Appeal Number: EA 50 of 2013
File Number: SYC 1818 of 2011

Mr Bartsch

Appellant

And

Ms Redman

Respondent

REASONS FOR JUDGMENT

Introduction    

  1. On 18 March 2014 this Court dismissed an application filed on behalf of Ms Redman (“the respondent”) on 10 July 2013 seeking an order that Mr Bartsch (“the appellant”) provide security in the sum of $15,000 for the respondent’s costs in an appeal filed by the appellant.

  2. The appeal, which was filed by the appellant on his own behalf on 3 May 2013, is against orders made by Federal Magistrate Sexton (as her Honour then was) on 5 April 2013. Those orders essentially provided that the respondent should have sole parental responsibility for the two children of the parties’ marriage, that the children should live with the respondent, and spend limited time


    (not including overnight time) with the appellant.

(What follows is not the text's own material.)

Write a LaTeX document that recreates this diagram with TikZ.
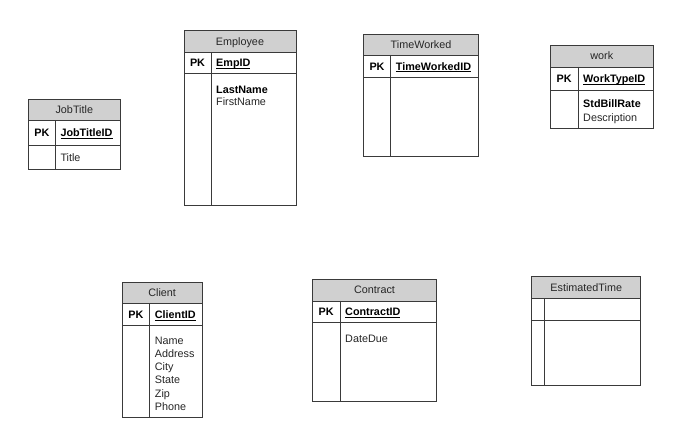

In his Notice of Appeal the appellant seeks that both parties have joint parental responsibility and that he should spend overnight time each alternate weekend with the children.

  3. These are our reasons for dismissing the respondent’s application for security for her costs in the appeal.

  4. Although the respondent’s application for security had been drafted and filed by solicitors, she appeared at the hearing of the application without legal representation. As we commented to her at the conclusion of that hearing,


    she managed to present her case well (although not ultimately successfully).

  5. The appellant also appeared before us without legal representation. While we understood from him that he opposed the application for security, it was unnecessary for us to receive oral submissions from him given that once we had heard the respondent’s submissions, we were of the view that the application could not succeed.

Principles relevant to an application for security for the costs of an appeal

  1. Particularly given the self-represented status of both parties before us, we will begin by setting out the principles which govern the determination of an application for security for the costs of an appeal. Those principles were summarised by the Full Court in Sawer & Sawer [2007] FamCA 140 in the following way:

    19.The power in this Court to make an order for security for costs is to be found in s 117(2) of the [Family Law Act 1975 (Cth)], which is in the following terms:

    If, in proceedings under this Act, the court is of opinion that there are circumstances that justify it in doing so, the court may, subject to subsections (2A), (4), [4A] and (5) and the applicable Rules of Court, make such order as to costs and security for costs, whether by way of interlocutory order or otherwise, as the court considers just.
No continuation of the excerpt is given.